→ **AIM**:
Return every record below exactly as written, omitting any pictures.

[start]

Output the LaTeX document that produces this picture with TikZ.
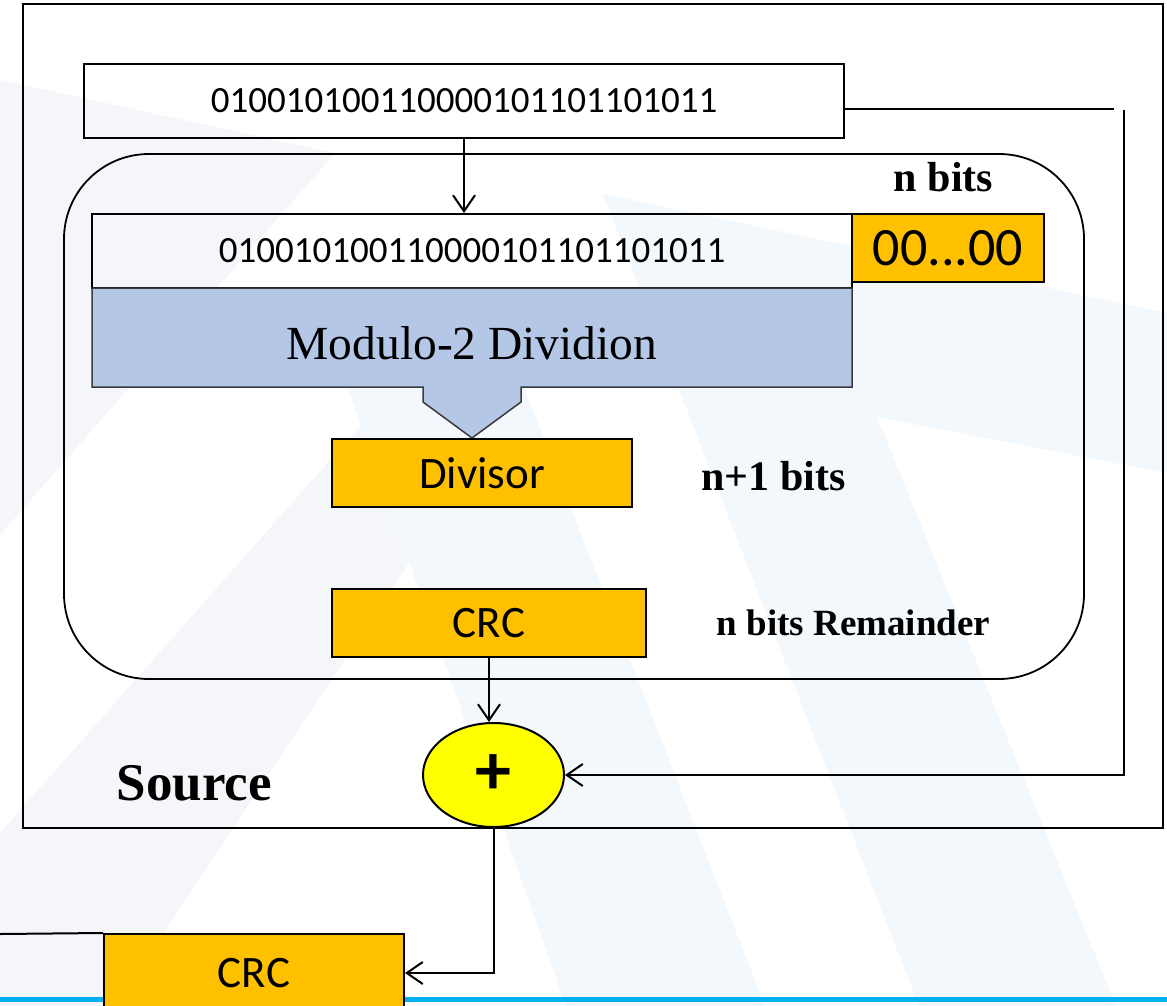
\documentclass[tikz,border=0pt]{standalone}
\usepackage{fontspec}
\setmainfont{Liberation Serif}
\newfontfamily\boxfont{Carlito}
\usetikzlibrary{arrows.meta,shapes.geometric}

\definecolor{gold}{HTML}{FFC000}
\definecolor{divblue}{HTML}{B4C7E7}
\definecolor{divedge}{HTML}{3A3A3A}
\definecolor{plusyellow}{HTML}{FFFF00}
\definecolor{baserule}{HTML}{00B0F0}
\definecolor{washgrey}{HTML}{F4F6F9}
\definecolor{washblue}{HTML}{F3F8FC}

\begin{document}
\begin{tikzpicture}[x=1pt,y=-1pt,
  bitbox/.style={draw,line width=2pt,inner sep=0pt,
    font=\boxfont\fontsize{37}{44}\selectfont},
  goldbox/.style={draw,line width=2pt,fill=gold,inner sep=0pt,
    font=\boxfont\fontsize{45}{54}\selectfont},
  boldlbl/.style={inner sep=0pt,anchor=base,font=\bfseries\fontsize{42}{50}\selectfont},
  link/.style={line width=2pt},
  arr/.style={line width=2pt,-{Straight Barb[length=16pt,width=22pt]}},
]
\useasboundingbox (0,0) rectangle (1167,1006);
\clip (0,0) rectangle (1167,1006);
\fill[white] (0,0) rectangle (1167,1006);

% faint background bands
\fill[washgrey] (0,80) -- (335,153) -- (0,535) -- cycle;
\fill[washgrey] (401,380) -- (530,380) -- (115,1006) -- (0,1006) -- (0,833) -- cycle;
\fill[washblue] (345,380) -- (521,380) -- (765,1006) -- (566,1006) -- cycle;
\fill[washblue] (603,194) -- (1167,313) -- (1167,473) -- (877,417) -- (1116,1006) -- (919,1006) -- cycle;

% footer rule
\fill[baserule] (0,997) rectangle (1167,1002);

% source frame and CRC generator frame
\node[draw,line width=2.5pt,inner sep=0pt,minimum width=1140pt,minimum height=824pt] (source) at (593,416) {};
\node[draw,line width=1.8pt,inner sep=0pt,rounded corners=85pt,minimum width=1020pt,minimum height=525pt] (generator) at (574,416.5) {};

% data words
\node[bitbox,minimum width=760pt,minimum height=74pt] (topbits) at (464,101) {010010100110000101101101011};
\node[bitbox,minimum width=760pt,minimum height=74pt] (databits) at (472,251) {010010100110000101101101011};
\node[goldbox,minimum width=192pt,minimum height=68pt,font=\boxfont\fontsize{54}{64}\selectfont] (zeros) at (948,248) {00...00};

% modulo-2 division block with pointer
\draw[fill=divblue,draw=divedge,line width=1.5pt]
  (92,288) -- (852,288) -- (852,387) -- (521,387) -- (521,402) -- (472,438)
  -- (423,402) -- (423,387) -- (92,387) -- cycle;
\node[inner sep=0pt,font=\fontsize{47.5}{56}\selectfont] (division) at (472,343) {Modulo-2 Dividion};

\node[goldbox,minimum width=300pt,minimum height=68pt] (divisor) at (482,473) {Divisor};
\node[goldbox,minimum width=314pt,minimum height=68pt] (crc) at (489,623) {CRC};

% adder
\node[ellipse,draw,line width=2pt,fill=plusyellow,inner sep=0pt,minimum width=141pt,minimum height=104pt,
  font=\boxfont\bfseries\fontsize{72}{80}\selectfont] (plus) at (493.5,775) {\raisebox{-5pt}{+}};

% transmitted CRC
\node[goldbox,minimum width=300pt,minimum height=140pt] (crcout) at (254,1004) {};
\node[inner sep=0pt,font=\boxfont\fontsize{45}{54}\selectfont] (crcouttext) at (254,973) {CRC};

% labels
\node[boldlbl] (nbits) at (943.5,191) {n bits};
\node[boldlbl] (nplusone) at (773.5,490) {n+1 bits};
\node[boldlbl,font=\bfseries\fontsize{37}{44}\selectfont] (remainder) at (853.5,635) {n bits Remainder};
\node[boldlbl,font=\bfseries\fontsize{53}{62}\selectfont] (sourcelbl) at (194.5,800) {Source};

% connectors
\coordinate (fbA) at (1114,109);
\coordinate (fbB) at (1124,110);
\coordinate (leftedge) at (0,934);
\draw[arr] (topbits.south) -- (topbits.south |- databits.north);
\draw[arr] (crc.south) -- (crc.south |- plus.north);
\draw[link] (topbits.east |- fbA) -- (fbA);
\draw[arr] (fbB) |- (plus.east);
\draw[arr] (plus.south) |- (crcout.east |- crcouttext.center);
\draw[link] (leftedge) -- (crcout.north west);
\end{tikzpicture}
\end{document}
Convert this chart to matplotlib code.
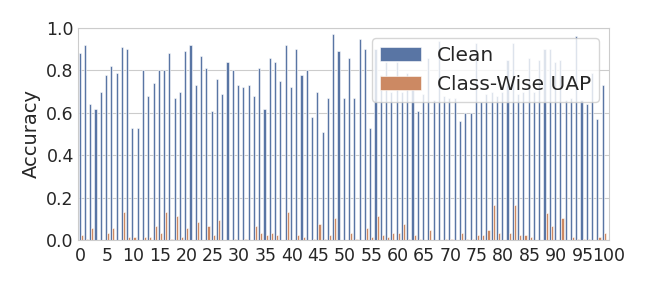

[end]

→ **EXPECTED ANSWER**:
Output the LaTeX document that produces this picture with TikZ.
\documentclass[tikz,border=0pt]{standalone}
\usepackage{fontspec}
\setmainfont{Liberation Serif}
\newfontfamily\boxfont{Carlito}
\usetikzlibrary{arrows.meta,shapes.geometric}

\definecolor{gold}{HTML}{FFC000}
\definecolor{divblue}{HTML}{B4C7E7}
\definecolor{divedge}{HTML}{3A3A3A}
\definecolor{plusyellow}{HTML}{FFFF00}
\definecolor{baserule}{HTML}{00B0F0}
\definecolor{washgrey}{HTML}{F4F6F9}
\definecolor{washblue}{HTML}{F3F8FC}

\begin{document}
\begin{tikzpicture}[x=1pt,y=-1pt,
  bitbox/.style={draw,line width=2pt,inner sep=0pt,
    font=\boxfont\fontsize{37}{44}\selectfont},
  goldbox/.style={draw,line width=2pt,fill=gold,inner sep=0pt,
    font=\boxfont\fontsize{45}{54}\selectfont},
  boldlbl/.style={inner sep=0pt,anchor=base,font=\bfseries\fontsize{42}{50}\selectfont},
  link/.style={line width=2pt},
  arr/.style={line width=2pt,-{Straight Barb[length=16pt,width=22pt]}},
]
\useasboundingbox (0,0) rectangle (1167,1006);
\clip (0,0) rectangle (1167,1006);
\fill[white] (0,0) rectangle (1167,1006);

% faint background bands
\fill[washgrey] (0,80) -- (335,153) -- (0,535) -- cycle;
\fill[washgrey] (401,380) -- (530,380) -- (115,1006) -- (0,1006) -- (0,833) -- cycle;
\fill[washblue] (345,380) -- (521,380) -- (765,1006) -- (566,1006) -- cycle;
\fill[washblue] (603,194) -- (1167,313) -- (1167,473) -- (877,417) -- (1116,1006) -- (919,1006) -- cycle;

% footer rule
\fill[baserule] (0,997) rectangle (1167,1002);

% source frame and CRC generator frame
\node[draw,line width=2.5pt,inner sep=0pt,minimum width=1140pt,minimum height=824pt] (source) at (593,416) {};
\node[draw,line width=1.8pt,inner sep=0pt,rounded corners=85pt,minimum width=1020pt,minimum height=525pt] (generator) at (574,416.5) {};

% data words
\node[bitbox,minimum width=760pt,minimum height=74pt] (topbits) at (464,101) {010010100110000101101101011};
\node[bitbox,minimum width=760pt,minimum height=74pt] (databits) at (472,251) {010010100110000101101101011};
\node[goldbox,minimum width=192pt,minimum height=68pt,font=\boxfont\fontsize{54}{64}\selectfont] (zeros) at (948,248) {00...00};

% modulo-2 division block with pointer
\draw[fill=divblue,draw=divedge,line width=1.5pt]
  (92,288) -- (852,288) -- (852,387) -- (521,387) -- (521,402) -- (472,438)
  -- (423,402) -- (423,387) -- (92,387) -- cycle;
\node[inner sep=0pt,font=\fontsize{47.5}{56}\selectfont] (division) at (472,343) {Modulo-2 Dividion};

\node[goldbox,minimum width=300pt,minimum height=68pt] (divisor) at (482,473) {Divisor};
\node[goldbox,minimum width=314pt,minimum height=68pt] (crc) at (489,623) {CRC};

% adder
\node[ellipse,draw,line width=2pt,fill=plusyellow,inner sep=0pt,minimum width=141pt,minimum height=104pt,
  font=\boxfont\bfseries\fontsize{72}{80}\selectfont] (plus) at (493.5,775) {\raisebox{-5pt}{+}};

% transmitted CRC
\node[goldbox,minimum width=300pt,minimum height=140pt] (crcout) at (254,1004) {};
\node[inner sep=0pt,font=\boxfont\fontsize{45}{54}\selectfont] (crcouttext) at (254,973) {CRC};

% labels
\node[boldlbl] (nbits) at (943.5,191) {n bits};
\node[boldlbl] (nplusone) at (773.5,490) {n+1 bits};
\node[boldlbl,font=\bfseries\fontsize{37}{44}\selectfont] (remainder) at (853.5,635) {n bits Remainder};
\node[boldlbl,font=\bfseries\fontsize{53}{62}\selectfont] (sourcelbl) at (194.5,800) {Source};

% connectors
\coordinate (fbA) at (1114,109);
\coordinate (fbB) at (1124,110);
\coordinate (leftedge) at (0,934);
\draw[arr] (topbits.south) -- (topbits.south |- databits.north);
\draw[arr] (crc.south) -- (crc.south |- plus.north);
\draw[link] (topbits.east |- fbA) -- (fbA);
\draw[arr] (fbB) |- (plus.east);
\draw[arr] (plus.south) |- (crcout.east |- crcouttext.center);
\draw[link] (leftedge) -- (crcout.north west);
\end{tikzpicture}
\end{document}
Convert this chart to matplotlib code.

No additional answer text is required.